Thinking ahead: second order impacts?

With the realization that there is still a lot of uncertainty (both with the trajectory of the virus and people’s behaviors towards it) I’m curious what types of second order impacts (or third/fourth order impacts, at this point) might be in store for us.

For example: if stay at home orders persist, or people’s choices leave them at home (voluntary telework, etc.) more this summer – presumably everyone will be running their A/C on hot days, rather than leaving it off while at work.  Would that increase the strain on the electrical grid as compared to “normal” conditions and thereby increase the odds of rolling brownouts, etc?

At this point its all speculative (maybe people will spend more time outside instead?) just thinking out loud.  Any other medium-term impacts on the horizon?  Doesn’t have to be doom and gloom (I’m eating better/healthier, saving money, and fairly happy with my at-home haircuts, would be glad to maintain some of these new habits!).


  • Comments (10)

    • 1

      hadn’t thought about people using more ac this summer. and not to run down the climate rabbit hole but it’s not like it’s going to be any cooler anywhere. so you have a good point. i think the results from texas and other states will be a sort of test to see if it was too early. i already saw a headline about a spike over there. so if it’s a real bad idea based on numbers, maybe more people will stay in? and then there’s your ac issue. hard to say

    • 2

      I don’t have data behind it, but it seems like the grid load from ACs might be down this summer, since larger work spaces tend to be massive and inefficient culprits for AC loads in normal times.

      Happy to see the average personal savings rate has gone up. US society sucks at saving, so hopefully that continues.

      I’m curious to see how undergraduate programs shake out after all of this. It was already on an unsustainable path (eg. crazy tuition growth over recent decades), and students/customers are already pushing back (even suing). Maybe it’ll be a catalyst for positive change in the higher education system.

      Another positive will be the growth in telemedicine, something that has needed to happen but faced headwinds due to older practitioners who didn’t want to transition to Electronic Medical Records, etc.

      • 3

        Even better re: post-secondary education would be the resurgence of and increased respect for tradecraft and (craft) manufacturing in the US. Our society has been enthralled by the false dichotomy of “four year degrees or else” and far too many people get pushed into the college debt accumulation machine with little to show for it.

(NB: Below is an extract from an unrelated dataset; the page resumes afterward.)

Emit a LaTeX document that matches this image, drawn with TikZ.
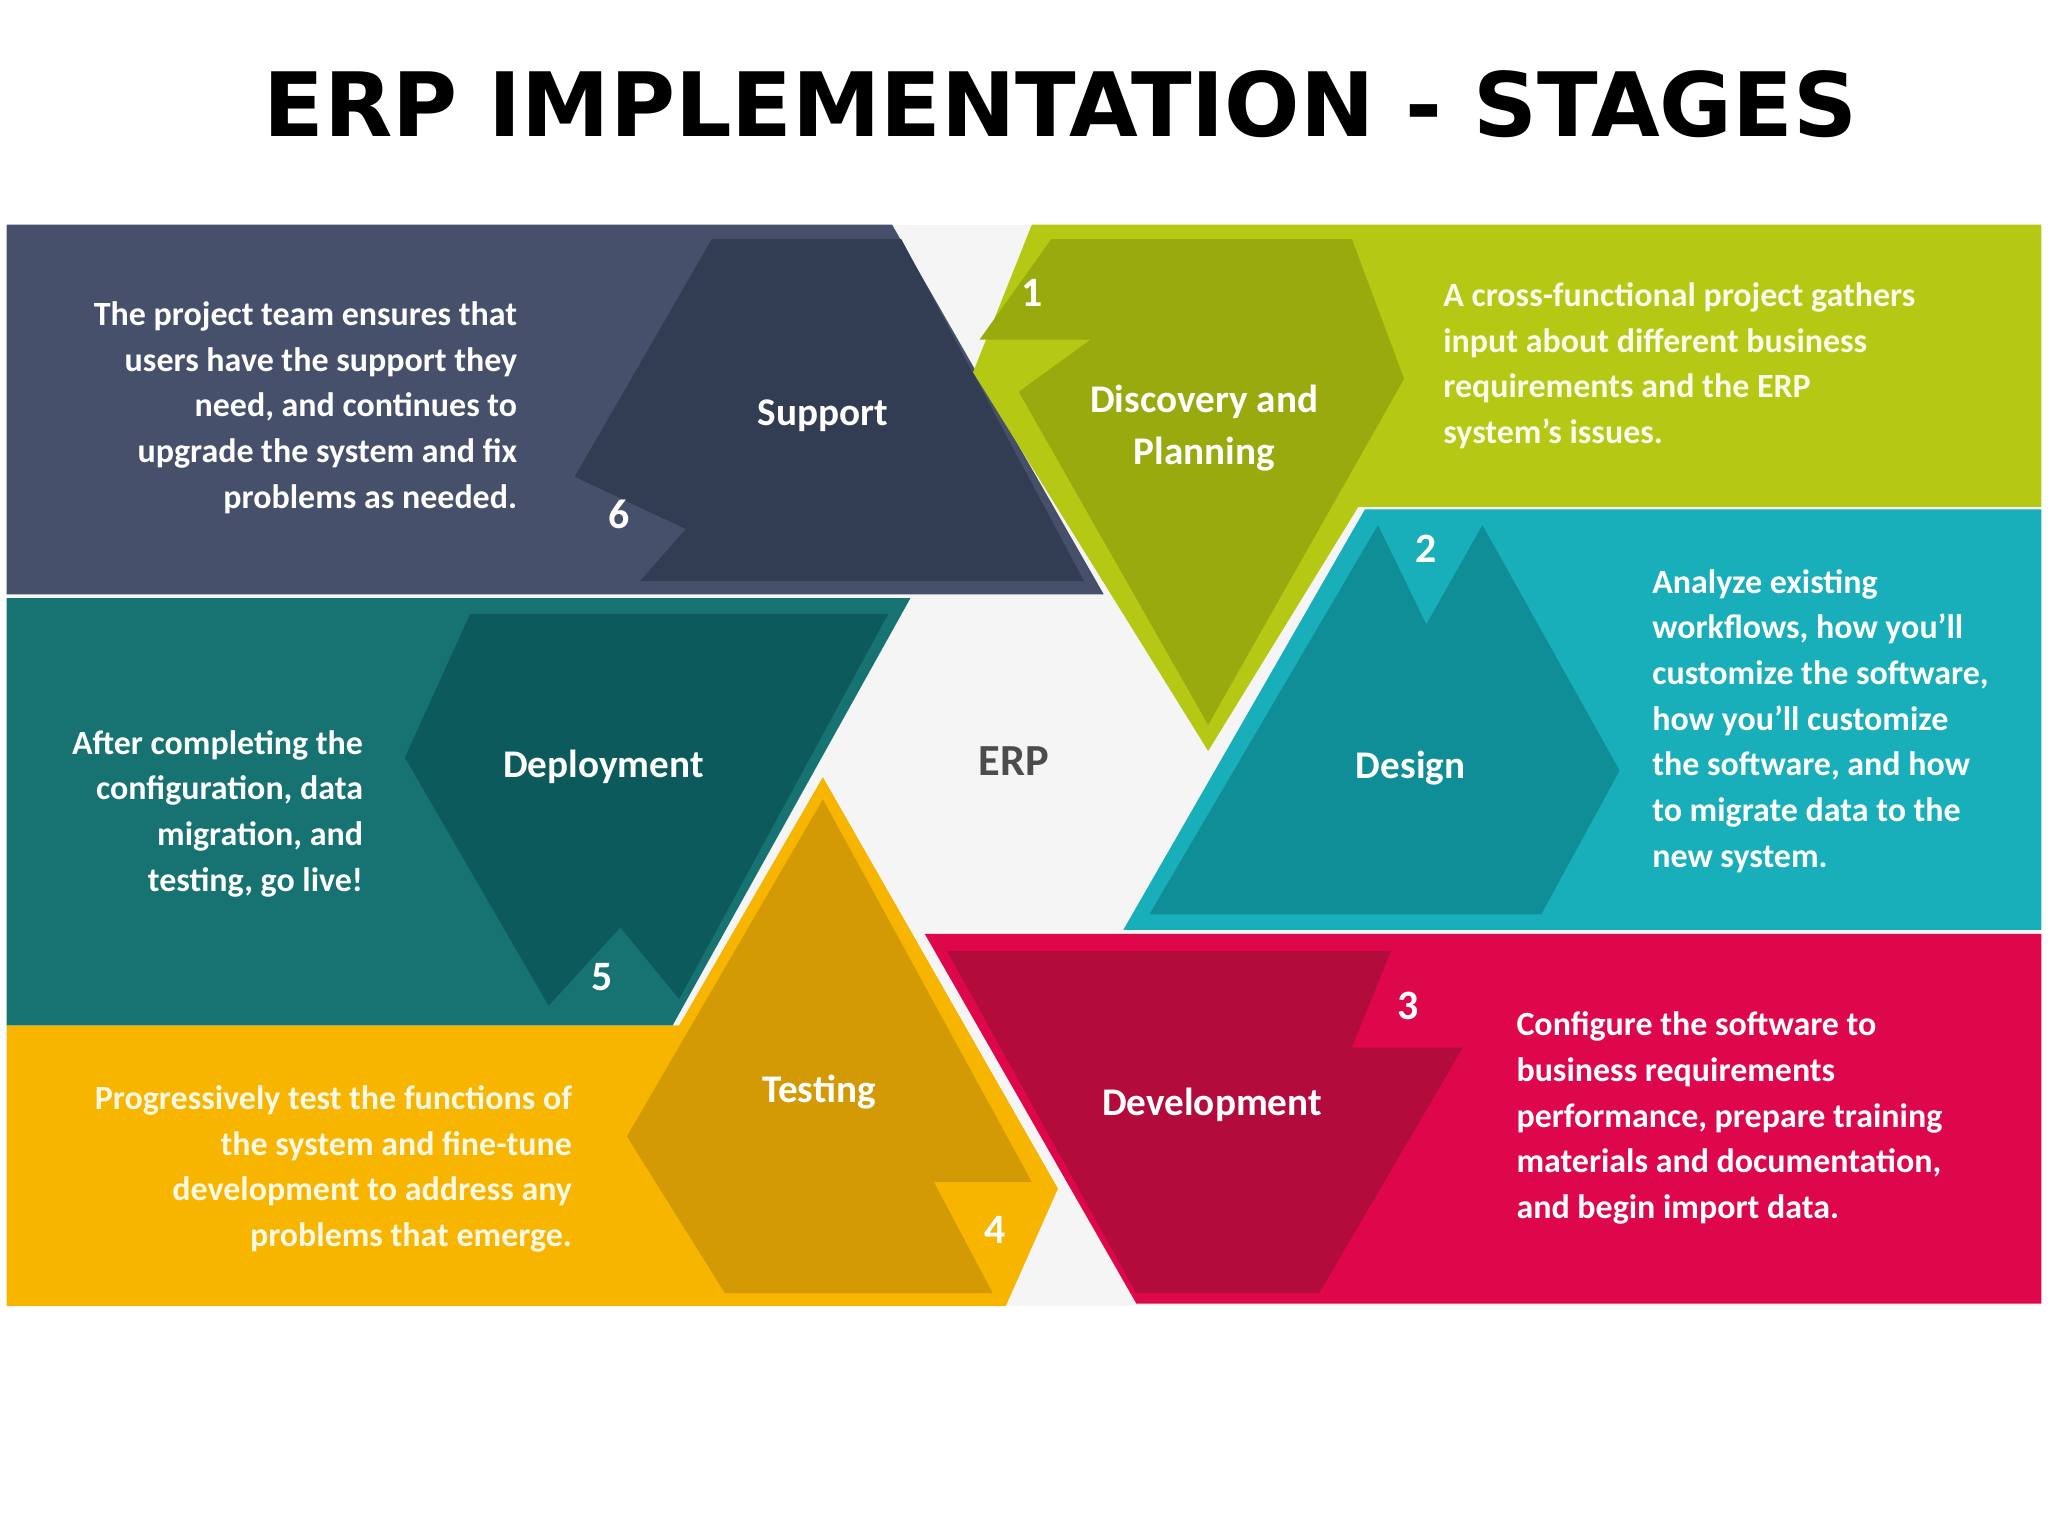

Humans, at our core, make, create, tinker and explore, and so many hands-on/builder folks don’t have viable career options in the current structure. Education is important, but college doesn’t necessarily equal education. The information economy and overseas manufacturing has gutted so many sectors, and I’d love to see a 2030 where significantly more students could pursue their innate talents rather than get hammered into ill-fitting undergraduate degrees. Sure, that’d throw a wrench in the financial industry’s debt packaging wizardry, but oh well. And I say all this as a career educator with two graduate degrees: we’ve been doing this all wrong for too long, and this crisis represents a long overdue opportunity to adjust.

    • 2

      I’ve thought about this, too. At this point, your guess is as good as mine but neither are as good as actual data. That said, I do understand where you’re coming from because, well, we want to prepare for the possibility. Unfortunately, I’m not a hard core data analyst, so this is beyond my personal scope. I do, however, know what I know and that is this:

      At the home base, I currently have a single, 100W solar panel and plan to add at least two more (and a few more batteries) to my array setup. If I have to, I’ll move my refrigerator/freezer to that circuit to keep food preserved. As for keeping myself cool, I currently have 4 solar sails that provide decent shade and usually resort to groundwater temperature baths during the height of summer. 😉

    • 3

      I’m preparing for a second wave that I think is inevitable. Every time I go to the grocery store I buy a pack of toilet paper, paper towels, and bottled water.

      I’m mostly just saving money like I never have before, and pulling out cash every time I go to the ATM.

      I’m also worried about a grid failure, but a lot of my prepping is double dip, so I’m not doing anything that I haven’t already done – except finally buy a water filter with some of my stimulus check.


      • 3

        I think this is a brilliant strategy. Little, almost imperceivable steps, still get you where you want to be -and without making it noticeable/obvious to the outside observer.

        I’ve been doing something similar. Every time I go to the store, I buy coffee -even if I don’t need it. Because, I’ll be damned if I’m going to subject my family to my caffeine withdrawal. LOL

        I’m with you on the grid failure and I think getting a water filter/purifier is a great investment with a potentially massive payout.

      • 3

        HA. I have a percolator and a coleman camp stove for exactly the same fear about coffee.

      • 2

        Yup. A love of camping and having the equipment already really helps! 😉

      • 2

        LOL. I actually don’t like camping at all and I literally bought the coleman stove and peroclator after having one too many power outages and needing coffee.

        Like I said- beginner prepper. haha.